◆ DO THIS ◆
Identify all lines in the data containing the string "that". Copy them out.

◆ Plotting code records ◆
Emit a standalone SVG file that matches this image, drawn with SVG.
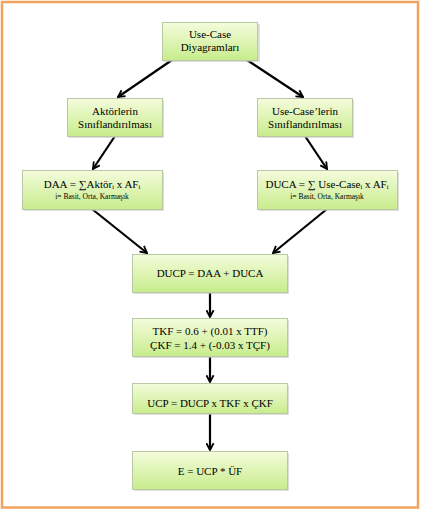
<svg xmlns="http://www.w3.org/2000/svg" width="421" height="511" viewBox="0 0 421 511">
<style>
.box{fill:url(#g);stroke:#b9c9a2;stroke-width:1}
.sh{fill:#c8c8c8;opacity:0.6}
.t{font-family:'Liberation Serif','DejaVu Serif',serif;font-size:11px;fill:#000;text-anchor:middle}
.s{font-family:'Liberation Serif','DejaVu Serif',serif;font-size:7.5px;fill:#000;text-anchor:middle}
.c{stroke:#000;stroke-width:2.2;fill:none;marker-end:url(#a)}
</style>
<defs>
<linearGradient id="g" x1="0" y1="0" x2="0" y2="1">
<stop offset="0" stop-color="#f4fcdc"/>
<stop offset="1" stop-color="#c8ec8c"/>
</linearGradient>
<marker id="a" viewBox="0 0 10 10" refX="9" refY="5" markerWidth="9" markerHeight="9" markerUnits="userSpaceOnUse" orient="auto">
<path d="M1.5,1 L9,5 L1.5,9" fill="none" stroke="#000" stroke-width="2"/>
</marker>
</defs>
<rect x="0" y="0" width="421" height="511" fill="#fff"/>
<rect x="2" y="2" width="416" height="505.5" fill="none" stroke="#f2a35e" stroke-width="2.5"/>
<g id="connectors">
<line class="c" x1="172" y1="60" x2="118" y2="97"/>
<line class="c" x1="247" y1="60" x2="303" y2="97"/>
<line class="c" x1="115" y1="136" x2="93" y2="169"/>
<line class="c" x1="305" y1="136" x2="327" y2="169"/>
<line class="c" x1="92" y1="209" x2="147" y2="253"/>
<line class="c" x1="327" y1="209" x2="273" y2="253"/>
<line class="c" x1="210" y1="293" x2="210" y2="317"/>
<line class="c" x1="210" y1="357" x2="210" y2="382"/>
<line class="c" x1="210" y1="413" x2="210" y2="450"/>
</g>
<g id="usecase">
<rect class="sh" x="164" y="24" width="96" height="38"/>
<rect class="box" x="162.5" y="22.5" width="95" height="38"/>
<text class="t" x="210" y="38">Use-Case</text>
<text class="t" x="210" y="51">Diyagramları</text>
</g>
<g id="aktorler">
<rect class="sh" x="69" y="100" width="95" height="38"/>
<rect class="box" x="67.5" y="98.5" width="95" height="38"/>
<text class="t" x="115" y="115">Aktörlerin</text>
<text class="t" x="115" y="128">Sınıflandırılması</text>
</g>
<g id="usecaseler">
<rect class="sh" x="259" y="100" width="95" height="38"/>
<rect class="box" x="257.5" y="98.5" width="95" height="38"/>
<text class="t" x="305" y="115">Use-Case’lerin</text>
<text class="t" x="305" y="128">Sınıflandırılması</text>
</g>
<g id="daa">
<rect class="sh" x="24" y="172" width="140" height="39"/>
<rect class="box" x="22.5" y="170.5" width="140" height="39"/>
<text class="t" x="92" y="187.5">DAA = ∑Aktör<tspan font-size="6.5" dy="1.5">i</tspan><tspan dy="-1.5"> x AF</tspan><tspan font-size="6.5" dy="1.5">i</tspan></text>
<text class="s" x="92" y="199">i= Basit, Orta, Karmaşık</text>
</g>
<g id="duca">
<rect class="sh" x="259" y="172" width="140" height="39"/>
<rect class="box" x="257.5" y="170.5" width="140" height="39"/>
<text class="t" x="327" y="187.5">DUCA = ∑ Use-Case<tspan font-size="6.5" dy="1.5">i</tspan><tspan dy="-1.5"> x AF</tspan><tspan font-size="6.5" dy="1.5">i</tspan></text>
<text class="s" x="327" y="199">i= Basit, Orta, Karmaşık</text>
</g>
<g id="ducp">
<rect class="sh" x="134" y="256" width="155" height="38"/>
<rect class="box" x="132.5" y="254.5" width="155" height="38"/>
<text class="t" x="210" y="277">DUCP = DAA + DUCA</text>
</g>
<g id="tkf">
<rect class="sh" x="134" y="320" width="155" height="38"/>
<rect class="box" x="132.5" y="318.5" width="155" height="38"/>
<text class="t" x="210" y="335">TKF = 0.6 + (0.01 x TTF)</text>
<text class="t" x="210" y="349">ÇKF = 1.4 + (-0.03 x TÇF)</text>
</g>
<g id="ucp">
<rect class="sh" x="134" y="385" width="155" height="30"/>
<rect class="box" x="132.5" y="383.5" width="155" height="30"/>
<text class="t" x="210" y="407">UCP = DUCP  x TKF x ÇKF</text>
</g>
<g id="e">
<rect class="sh" x="134" y="453" width="155" height="38"/>
<rect class="box" x="132.5" y="451.5" width="155" height="38"/>
<text class="t" x="210" y="475">E = UCP * ÜF</text>
</g>
</svg>
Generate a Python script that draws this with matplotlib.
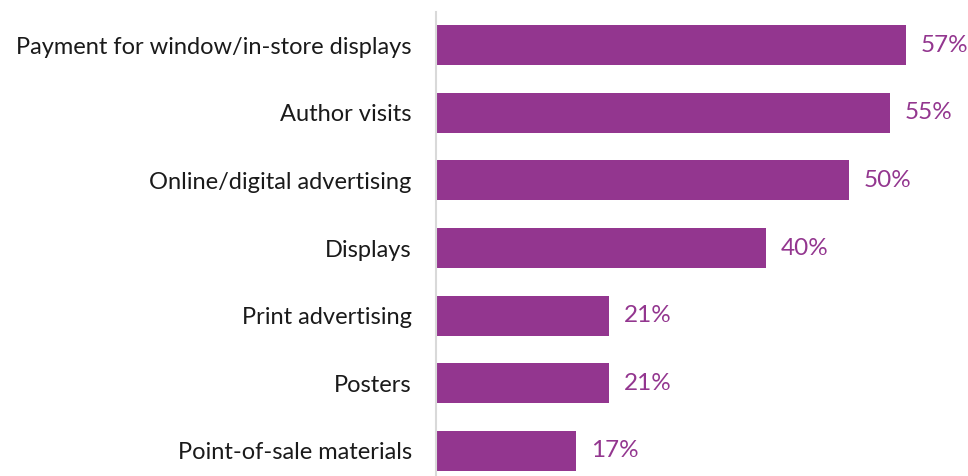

◆ OUTPUT OF THE EXERCISE ◆
Emit a standalone SVG file that matches this image, drawn with SVG.
Generate a Python script that draws this with matplotlib.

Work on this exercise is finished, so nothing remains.